Combine the like terms:

$$x^2 - 14x + 49 = 0$$

**step3 Solve the quadratic equation for x**

Now we have a quadratic equation. We can solve this by factoring, using the quadratic formula, or by recognizing it as a perfect square trinomial. In this specific case, the equation $$x^2 - 14x + 49 = 0$$ is a perfect square trinomial because it fits the pattern $$(a-b)^2 = a^2 - 2ab + b^2$$, where $$a=x$$ and $$b=7$$.

$$(x-7)^2 = 0$$

To find the value of 'x', take the square root of both sides of the equation:

$$\sqrt{(x-7)^2} = \sqrt{0}$$

$$x - 7 = 0$$

Add 7 to both sides to solve for 'x':

$$x = 7$$

**step4 Substitute the x-value to find y**

With the value of 'x' found, substitute it back into one of the original equations to find the corresponding 'y' value. The second equation ($$y = 4x - 27$$) is simpler for this calculation.

$$y = 4(7) - 27$$

Perform the multiplication:

$$y = 28 - 27$$

Perform the subtraction:

$$y = 1$$

**step5 State the solution**

The solution to the system of equations is the ordered pair (x, y) that satisfies both equations simultaneously. Based on our calculations, the solution is:

$$(x, y) = (7, 1)$$

Alternative answer

Answer:
x = 7, y = 1 Explain
This is a question about finding where two equations meet, like where a curvy line (a parabola) and a straight line cross on a graph. We're looking for the 'x' and 'y' values that work for both equations at the same time. . The solving step is:

First, I noticed that both equations start with "y =". That's super handy! It means we can make the right sides of the equations equal to each other. It's like if I said "My height is 5 feet" and my friend said "My height is also 5 feet", then our heights are equal!

So, I wrote:
x² - 10x + 22 = 4x - 27

Next, I wanted to get everything on one side of the equal sign, so it would look like a quadratic equation (the kind with an x²). I moved the '4x' and '-27' from the right side to the left side. When you move something to the other side, you change its sign!

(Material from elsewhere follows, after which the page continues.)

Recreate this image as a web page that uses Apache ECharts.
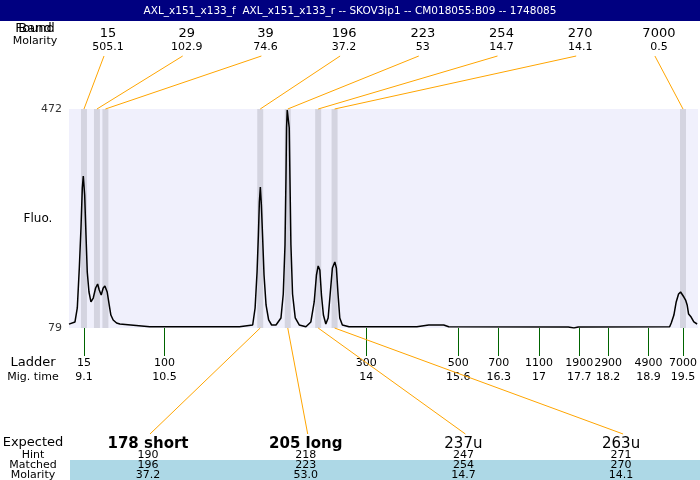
<!DOCTYPE html>
<html><head><meta charset="utf-8">
<script src="https://cdn.jsdelivr.net/npm/echarts@6/dist/echarts.min.js"></script>
<style>html,body{margin:0;padding:0;background:#fff}#c{width:700px;height:480px}</style>
</head><body><div id="c"></div>
<script>
const titleText = 'AXL_x151_x133_f  AXL_x151_x133_r -- SKOV3ip1 -- CM018055:B09 -- 1748085';
const foundSizes = ['15','29','39','196','223','254','270','7000'];
const foundMolarity = ['505.1','102.9','74.6','37.2','53','14.7','14.1','0.5'];
const peakTimes = [9.1, 9.325, 9.472, 12.16, 12.638, 13.166, 13.451, 19.5];
const ladderSizes = [15,100,300,500,700,1100,1900,2900,4900,7000];
const ladderTimes = [9.1,10.5,14,15.6,16.3,17,17.7,18.2,18.9,19.5];
const expectedLabels = ['178 short','205 long','237u','263u'];
const expectedBold = [true,true,false,false];
const hintSizes = ['190','218','247','271'];
const matchedSizes = ['196','223','254','270'];
const matchedMolarity = ['37.2','53.0','14.7','14.1'];
const matchedPeakIndex = [3,4,5,6];
const fluoRange = [79, 472];
const timeRange = [8.84, 19.76];
const traceTime = [8.840,8.858,8.944,8.984,9.019,9.048,9.071,9.088,9.112,9.135,9.157,9.187,9.221,9.261,9.302,9.337,9.365,9.399,9.434,9.463,9.503,9.538,9.567,9.607,9.666,9.723,10.242,11.107,11.799,12.029,12.071,12.105,12.128,12.145,12.162,12.180,12.202,12.226,12.261,12.306,12.358,12.434,12.520,12.560,12.590,12.607,12.617,12.629,12.647,12.664,12.676,12.693,12.721,12.768,12.837,12.953,13.039,13.097,13.136,13.166,13.195,13.223,13.257,13.299,13.339,13.373,13.413,13.455,13.482,13.512,13.541,13.586,13.702,14.879,15.086,15.346,15.432,17.508,17.607,17.681,19.268,19.296,19.342,19.382,19.423,19.458,19.486,19.515,19.545,19.572,19.597,19.641,19.688,19.745];
const traceFluo = [86,84.4,89.8,114.9,186.7,258.5,330.2,351.8,317.7,245.9,179.5,143.6,125.7,132.8,150.8,158.0,147.2,138.2,150.8,154.4,143.6,120.3,102.3,93.4,88.0,86.2,81.3,81.3,81.3,84.4,114.9,179.5,245.9,305.1,332.0,299.7,240.5,174.1,120.3,93.4,84.4,84.4,97.0,140.0,228.0,348.2,437.9,470.2,470.2,437.9,348.2,228.0,140.0,97.0,84.4,81.3,89.8,125.7,174.1,190.3,183.1,138.2,102.3,86.2,97.0,138.2,186.7,197.4,186.7,138.2,97.0,84.4,81.3,81.3,84.4,84.4,81.3,80.8,79.0,80.8,81.3,88.0,102.3,125.7,140.0,143.6,143.6,134.6,129.2,120.3,104.1,98.7,89.8,86.2];

const FONT = '"DejaVu Sans", sans-serif';
const chart = echarts.init(document.getElementById('c'), null, {renderer:'canvas'});
const bandHalf = 0.052;
chart.setOption({
  animation: false,
  grid: {left: 69, right: 0, top: 109, bottom: 152, show: true, backgroundColor: '#f0f0fc', borderWidth: 0},
  xAxis: {
    type: 'value', min: timeRange[0], max: timeRange[1],
    axisLine: {show: false}, splitLine: {show: false},
    axisTick: {show: true, customValues: ladderTimes, length: 28, lineStyle: {color: '#006400', width: 1}},
    axisLabel: {
      customValues: ladderTimes, margin: 28, fontFamily: FONT, color: '#000',
      formatter: function (v, i) {
        let k = ladderTimes.indexOf(v); if (k < 0) k = i;
        return '{a|' + ladderSizes[k] + '}\n{b|' + ladderTimes[k] + '}';
      },
      rich: {a: {fontSize: 11, lineHeight: 14, fontFamily: FONT, color: '#000'}, b: {fontSize: 11, lineHeight: 14, fontFamily: FONT, color: '#000'}}
    }
  },
  yAxis: {
    type: 'value', min: fluoRange[0], max: fluoRange[1],
    axisLine: {show: false}, axisTick: {show: false}, splitLine: {show: false},
    axisLabel: {customValues: fluoRange, margin: 7, fontSize: 11, fontFamily: FONT, color: '#333'}
  },
  series: [{
    type: 'line', symbol: 'none', clip: true,
    lineStyle: {color: '#000', width: 1.5},
    data: traceTime.map((t, i) => [t, traceFluo[i]]),
    markArea: {
      silent: true,
      itemStyle: {color: '#d4d4e0'},
      data: peakTimes.map(t => [{xAxis: t - bandHalf}, {xAxis: t + bandHalf}])
    },
    z: 3
  }]
});

const yTop = chart.convertToPixel({yAxisIndex: 0}, fluoRange[1]);
const yBot = chart.convertToPixel({yAxisIndex: 0}, fluoRange[0]);
const bx = peakTimes.map(t => chart.convertToPixel({xAxisIndex: 0}, t));
const g = [];
const txt = (x, y, s, size, opts) => Object.assign({type: 'text', x: x, y: y, z: 10,
  style: {text: s, fill: '#000', font: (opts && opts.bold ? 'bold ' : '') + size + 'px ' + FONT, align: (opts && opts.align) || 'center', verticalAlign: 'middle'}});
g.push({type: 'rect', z: 5, shape: {x: 0, y: 0, width: 700, height: 21}, style: {fill: '#000080'}});
g.push({type: 'text', x: 350, y: 11, z: 10, style: {text: titleText, fill: '#fff', font: '10.5px ' + FONT, align: 'center', verticalAlign: 'middle'}});
g.push(txt(35, 29, 'Found', 13));
g.push(txt(35, 29, 'Band', 13));
g.push(txt(35, 41, 'Molarity', 11));
foundSizes.forEach((s, i) => {
  const x = 108 + i * 78.7;
  g.push(txt(x, 34, s, 13));
  g.push(txt(x, 47, foundMolarity[i], 11));
  g.push({type: 'line', z: 4, shape: {x1: x - 4, y1: 56, x2: bx[i], y2: yTop}, style: {stroke: '#ffa500', lineWidth: 1}});
});
g.push(txt(38, 219, 'Fluo.', 12));
g.push(txt(33, 363, 'Ladder', 13));
g.push(txt(33, 377, 'Mig. time', 11));
g.push({type: 'rect', z: 5, shape: {x: 70, y: 460, width: 630, height: 20}, style: {fill: '#add8e6'}});
g.push(txt(33, 443, 'Expected', 13));
g.push(txt(33, 455, 'Hint', 11));
g.push(txt(33, 465, 'Matched', 11));
g.push(txt(33, 475, 'Molarity', 11));
expectedLabels.forEach((s, j) => {
  const x = 148 + j * 157.7;
  g.push(txt(x, 444, s, 15, {bold: expectedBold[j]}));
  g.push(txt(x, 455, hintSizes[j], 11));
  g.push(txt(x, 465, matchedSizes[j], 11));
  g.push(txt(x, 475, matchedMolarity[j], 11));
  g.push({type: 'line', z: 4, shape: {x1: bx[matchedPeakIndex[j]], y1: yBot, x2: x + 2, y2: 434}, style: {stroke: '#ffa500', lineWidth: 1}});
});
chart.setOption({graphic: g});
</script>
</body></html>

x² - 10x - 4x + 22 + 27 = 0
x² - 14x + 49 = 0

Wow! This looked familiar. I remembered that (x - 7) * (x - 7) or (x - 7)² equals x² - 14x + 49. It's a perfect square!

So, (x - 7)² = 0

This means that (x - 7) has to be 0.
x - 7 = 0
x = 7

Now that I know what 'x' is, I need to find 'y'. I picked the simpler of the two original equations to plug 'x' into, which was y = 4x - 27.

y = 4 * (7) - 27
y = 28 - 27
y = 1

So, my answer is x = 7 and y = 1! I can even check it by plugging x=7 into the first equation: y = (7)² - 10(7) + 22 = 49 - 70 + 22 = -21 + 22 = 1. Yep, it matches!

Alternative answer

Answer: x = 7, y = 1 Explain
This is a question about solving a system of equations using substitution. . The solving step is:

First, since both equations are already solved for 'y' (they both say "y equals..."), we can set the two expressions equal to each other. It's like saying if $y$ is the same for both, then what $y$ equals must also be the same!
$x^2 - 10x + 22 = 4x - 27$

Next, we want to get everything on one side of the equation to solve for 'x'. This is a quadratic equation, so we need to make it equal to zero.
Subtract $4x$ from both sides:
$x^2 - 10x - 4x + 22 = -27$
$x^2 - 14x + 22 = -27$

Now, add $27$ to both sides:
$x^2 - 14x + 22 + 27 = 0$
$x^2 - 14x + 49 = 0$

This looks like a perfect square trinomial! We need two numbers that multiply to 49 and add up to -14. Those numbers are -7 and -7.
So, we can factor the equation:
$(x - 7)(x - 7) = 0$
$(x - 7)^2 = 0$

This means $x - 7$ must be 0.
$x - 7 = 0$
$x = 7$

Now that we found 'x', we need to find 'y'. We can plug $x=7$ into either of the original equations. The second one, $y = 4x - 27$, looks simpler!
$y = 4(7) - 27$
$y = 28 - 27$
$y = 1$

So, the solution is $x=7$ and $y=1$. We found the point where the line and the curve meet!